The Break-Even Price for Each-Way Value
The mathematics are unambiguous. For each-way betting at 1/4 odds with two places, the break-even price on a place result is 4/1. Below that price, a dog finishing second returns less than your total stake. Above it, the place return exceeds your outlay.
| Win Odds | Place Odds (1/4) | Return on £10 E/W if Placed | Net Result |
|---|---|---|---|
| 2/1 | 1/2 | £7.50 | -£2.50 |
| 3/1 | 3/4 | £8.75 | -£1.25 |
| 4/1 | Evens | £10.00 | Break even |
| 5/1 | 5/4 | £11.25 | +£1.25 |
| 8/1 | 2/1 | £15.00 | +£5.00 |
| 10/1 | 5/2 | £17.50 | +£7.50 |
The table makes it clear. Each-way betting on anything shorter than 5/1 is, at best, a marginal proposition on the place component. At 2/1 or 3/1, the place portion actively loses money even when it “works.” This doesn’t mean you should never back shorter-priced dogs each-way — the win half still pays fully if the dog wins — but it does mean the each-way structure adds cost without meaningful protection at those prices.
The real value window for each-way greyhound betting sits at 5/1 and above. At those odds, the place return is profitable on its own terms, which means the each-way bet functions as intended: a genuine hedge that pays its way even on a second-place finish. Below 5/1, you’re better off either backing the dog win-only at the full price or not betting on it at all.
Scenarios Where Each-Way Genuinely Pays
Each-way betting earns its place in specific situations. The first is the outsider with a strong draw. A dog priced at 6/1 or longer because of recent form, but drawn perfectly for its running style, has a legitimate chance of placing without necessarily winning. If it’s a wide runner in trap 6 on a track that favours outside runners, the place probability may be higher than the market implies, and the each-way terms at that price return real money.
The second scenario is a competitive open race with no clear favourite. When the entire field is priced between 5/2 and 6/1, each-way on a mid-priced runner makes structural sense: the field is close enough that place probability is relatively high, and the odds are long enough for the place fraction to pay meaningfully.
The third is ante-post betting on major events. In tournament-format competitions like the English Greyhound Derby, early each-way prices on a dog you rate as a serious contender can offer substantial value. The place terms in ante-post markets for big races sometimes extend to three places, which changes the calculus further in the punter’s favour.
Outside these situations, the default should be win-only. It’s a less comfortable bet but a more honest one.
Clean Decisions: Win-Only vs Each-Way
The clearest way to decide between win-only and each-way is to ask one question: would I bet this dog to place at these odds if the win bet didn’t exist? If the answer is no — if the place odds aren’t attractive enough on their own — then the each-way bet is a compromise, not a strategy.

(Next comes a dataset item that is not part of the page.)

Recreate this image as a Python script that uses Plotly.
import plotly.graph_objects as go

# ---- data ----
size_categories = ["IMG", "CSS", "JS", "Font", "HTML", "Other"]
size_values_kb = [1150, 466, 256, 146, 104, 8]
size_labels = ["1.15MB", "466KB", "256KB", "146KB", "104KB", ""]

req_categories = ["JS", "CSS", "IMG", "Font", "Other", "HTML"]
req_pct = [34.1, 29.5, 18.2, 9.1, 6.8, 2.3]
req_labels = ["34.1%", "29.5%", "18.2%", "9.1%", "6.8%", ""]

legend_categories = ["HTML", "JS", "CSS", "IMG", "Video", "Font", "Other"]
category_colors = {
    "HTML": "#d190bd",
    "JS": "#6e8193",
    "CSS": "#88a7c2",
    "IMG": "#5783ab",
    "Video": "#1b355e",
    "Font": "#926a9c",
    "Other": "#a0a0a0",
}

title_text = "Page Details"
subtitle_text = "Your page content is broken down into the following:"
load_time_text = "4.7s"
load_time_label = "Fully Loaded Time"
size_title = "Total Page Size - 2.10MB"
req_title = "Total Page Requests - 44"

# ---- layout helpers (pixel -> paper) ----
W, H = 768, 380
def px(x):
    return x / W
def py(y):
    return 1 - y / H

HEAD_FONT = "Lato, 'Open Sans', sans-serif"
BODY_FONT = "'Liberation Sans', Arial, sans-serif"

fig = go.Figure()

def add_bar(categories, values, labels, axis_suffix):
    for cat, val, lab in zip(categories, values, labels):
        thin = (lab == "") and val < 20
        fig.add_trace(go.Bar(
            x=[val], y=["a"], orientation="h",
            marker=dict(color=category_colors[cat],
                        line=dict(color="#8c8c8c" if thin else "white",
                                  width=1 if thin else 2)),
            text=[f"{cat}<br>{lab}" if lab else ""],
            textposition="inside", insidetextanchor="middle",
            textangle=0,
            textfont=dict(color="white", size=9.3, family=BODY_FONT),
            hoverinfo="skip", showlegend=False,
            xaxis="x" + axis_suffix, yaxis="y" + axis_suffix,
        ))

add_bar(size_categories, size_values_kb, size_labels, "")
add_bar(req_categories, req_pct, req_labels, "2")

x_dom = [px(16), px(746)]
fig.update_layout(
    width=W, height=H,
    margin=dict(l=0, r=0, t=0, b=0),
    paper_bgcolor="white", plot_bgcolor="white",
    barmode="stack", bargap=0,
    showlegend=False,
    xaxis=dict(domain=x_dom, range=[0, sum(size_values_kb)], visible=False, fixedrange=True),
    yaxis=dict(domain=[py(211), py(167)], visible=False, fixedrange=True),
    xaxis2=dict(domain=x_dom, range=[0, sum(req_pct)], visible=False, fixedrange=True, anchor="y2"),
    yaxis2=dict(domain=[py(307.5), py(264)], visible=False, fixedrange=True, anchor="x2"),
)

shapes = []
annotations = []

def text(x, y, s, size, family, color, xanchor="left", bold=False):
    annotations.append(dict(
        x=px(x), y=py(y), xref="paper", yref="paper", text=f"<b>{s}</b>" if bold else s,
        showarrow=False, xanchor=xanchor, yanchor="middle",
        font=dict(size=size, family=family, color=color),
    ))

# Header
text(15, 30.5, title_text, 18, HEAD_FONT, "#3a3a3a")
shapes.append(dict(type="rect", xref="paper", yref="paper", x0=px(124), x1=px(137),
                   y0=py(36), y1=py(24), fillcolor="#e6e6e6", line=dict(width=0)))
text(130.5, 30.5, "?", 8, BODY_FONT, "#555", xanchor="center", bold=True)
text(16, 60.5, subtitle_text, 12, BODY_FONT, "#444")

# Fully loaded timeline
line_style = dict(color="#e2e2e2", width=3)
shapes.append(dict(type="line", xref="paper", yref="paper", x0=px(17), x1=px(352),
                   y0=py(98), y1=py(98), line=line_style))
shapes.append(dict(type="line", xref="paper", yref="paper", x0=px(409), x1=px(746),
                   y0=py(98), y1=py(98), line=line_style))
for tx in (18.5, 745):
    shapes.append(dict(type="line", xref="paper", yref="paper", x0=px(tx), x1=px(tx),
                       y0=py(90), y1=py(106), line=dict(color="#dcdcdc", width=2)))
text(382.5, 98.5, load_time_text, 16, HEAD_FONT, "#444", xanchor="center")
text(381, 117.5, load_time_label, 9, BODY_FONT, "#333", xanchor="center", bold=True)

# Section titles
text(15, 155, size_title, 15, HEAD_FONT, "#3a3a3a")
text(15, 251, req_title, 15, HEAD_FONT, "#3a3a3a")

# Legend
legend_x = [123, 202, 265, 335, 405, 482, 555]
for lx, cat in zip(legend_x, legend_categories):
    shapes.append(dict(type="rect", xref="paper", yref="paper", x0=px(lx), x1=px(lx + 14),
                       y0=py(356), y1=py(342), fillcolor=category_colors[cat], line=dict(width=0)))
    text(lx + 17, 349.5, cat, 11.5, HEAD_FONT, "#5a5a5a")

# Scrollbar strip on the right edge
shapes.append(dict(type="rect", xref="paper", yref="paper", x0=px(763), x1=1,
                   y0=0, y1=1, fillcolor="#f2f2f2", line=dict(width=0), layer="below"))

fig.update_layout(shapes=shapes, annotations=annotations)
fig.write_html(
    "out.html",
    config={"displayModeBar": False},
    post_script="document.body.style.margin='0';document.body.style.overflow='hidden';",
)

You’re adding the place portion for emotional comfort, not for expected value.
Win-only forces clarity. You either believe the dog wins or you don’t. Each-way lets you hedge that belief, and hedging is sometimes wise — but in six-runner greyhound races, the hedging cost is high and the place probability is lower than in larger fields. Treat each-way as a precision instrument for specific conditions, not as a default setting for every bet you place. Your bankroll will notice the difference.